In  the budget proposal the board rubber-stamped, Loewenstein, wrote that  journalism’s future lies in “new media,” which he described as “the  convergence of computer graphics, gaming, digital applications and the  Internet as means of delivery with content derived from the traditional  disciplines of art, music and theatre.”

According  to Loewenstein’s convoluted media scholarship, the new role of the  press, an institution enshrined in the First Amendment to the U.S.  Constitution, will be to produce entertaining content for video games,  or that training in art, music and theater is applicable to work in a  newsroom.

It  is true that journalism is a tough business to break into these days.  The stakes have risen, competition has increased, pay has dropped and  the reputations of large media corporations in the U.S. – the sole  source of news for many Americans – are in shambles.

But  a new generation of journalists is poised to redefine the industry  based on a new model that does not sacrifice the truth for slight  increases in profit margins. We are in the middle of a “new media”  revolution, but not of the kind Loewenstein described in his budget cuts  proposal.

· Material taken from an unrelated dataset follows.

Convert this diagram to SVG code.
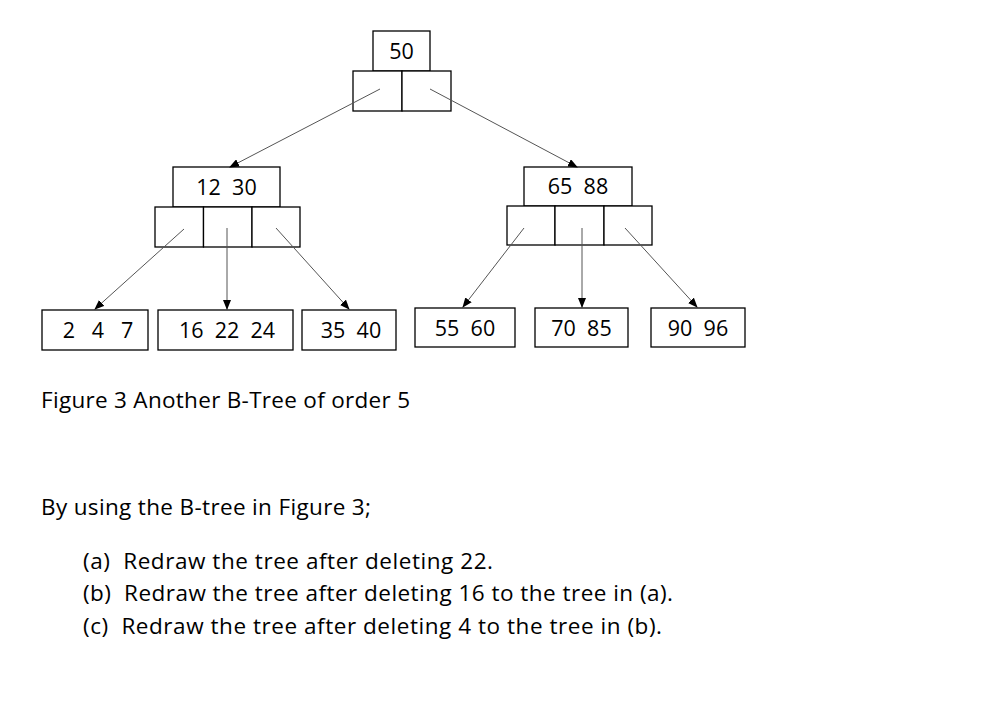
<svg xmlns="http://www.w3.org/2000/svg" width="997" height="721" viewBox="0 0 997 721">
<style>
rect{fill:#fff;stroke:#000;stroke-width:1.3}
text{white-space:pre}
.t{font-family:"Open Sans","Liberation Sans",sans-serif;font-size:21.5px;fill:#000;text-anchor:middle}
.p{font-family:"Open Sans","Liberation Sans",sans-serif;font-size:22.5px;fill:#000}
.c line{stroke:#555;stroke-width:1;marker-end:url(#a)}
</style>
<defs><marker id="a" markerWidth="10" markerHeight="8" refX="9" refY="4" orient="auto" markerUnits="userSpaceOnUse"><path d="M0,0L10,4L0,8z" fill="#000"/></marker></defs>
<rect x="0" y="0" width="997" height="721" style="fill:#fff;stroke:none"/>
<g id="root"><rect x="373" y="31" width="57" height="40"/><text class="t" x="401.5" y="59">50</text>
<rect x="353" y="71" width="49" height="40"/><rect x="402" y="71" width="49" height="40"/></g>
<g id="n1230"><rect x="173" y="167" width="107" height="40"/><text class="t" x="226.5" y="195">12  30</text>
<rect x="155" y="207" width="48.5" height="40"/><rect x="203.5" y="207" width="48.5" height="40"/><rect x="252" y="207" width="48" height="40"/></g>
<g id="n6588"><rect x="524" y="167" width="108" height="39"/><text class="t" x="578" y="194">65  88</text>
<rect x="507" y="206" width="48" height="39"/><rect x="555" y="206" width="49" height="39"/><rect x="604" y="206" width="48" height="39"/></g>
<g id="l1"><rect x="42" y="310" width="106" height="40"/><text class="t" x="98" y="338">2   4   7</text></g>
<g id="l2"><rect x="158" y="310" width="135" height="40"/><text class="t" x="227" y="338">16  22  24</text></g>
<g id="l3"><rect x="302" y="310" width="94" height="40"/><text class="t" x="351" y="338">35  40</text></g>
<g id="l4"><rect x="415" y="308" width="100" height="39"/><text class="t" x="465" y="336">55  60</text></g>
<g id="l5"><rect x="535" y="308" width="93" height="39"/><text class="t" x="581.5" y="336">70  85</text></g>
<g id="l6"><rect x="651" y="308" width="94" height="39"/><text class="t" x="698" y="336">90  96</text></g>
<g class="c">
<line x1="380" y1="89" x2="230" y2="167"/><line x1="430" y1="89" x2="577" y2="167"/>
<line x1="184" y1="229" x2="95" y2="309"/><line x1="227" y1="228" x2="227" y2="309"/><line x1="276" y1="228" x2="349" y2="309"/>
<line x1="524" y1="228" x2="463" y2="307"/><line x1="582" y1="228" x2="582" y2="307"/><line x1="625" y1="228" x2="697" y2="307"/>
</g>
<text class="p" x="41" y="408" textLength="369">Figure 3 Another B-Tree of order 5</text>
<text class="p" x="41" y="515" textLength="330">By using the B-tree in Figure 3;</text>
<text class="p" x="83" y="569" textLength="410">(a)  Redraw the tree after deleting 22.</text>
<text class="p" x="83" y="601" textLength="590">(b)  Redraw the tree after deleting 16 to the tree in (a).</text>
<text class="p" x="83" y="634" textLength="579">(c)  Redraw the tree after deleting 4 to the tree in (b).</text>
</svg>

Journalists  at The Guardsman and The Pirates’ Log are already heavily invested in  using all forms of “new media” to present our content, including  multimedia and various forms of social networking. No skills learned in  theater, music or art classes informed that transition, but rather  reporting, critical thinking, and research skills learned in journalism  classes.

It’s  difficult to believe Loewenstein and the board actually think the  future of journalism lies in video games. Instead they value the First  Amendment’s guarantees of free expression and the press so little, and  power and profit so much, they are willing to say anything to silence  opposition.

But  it won’t work. Any attempts to kill, demean or demoralize the future  journalists of this country will only make us stronger. That is the  level of dedication we have toward printing the truth and checking  corruption. That is the power of “new media.”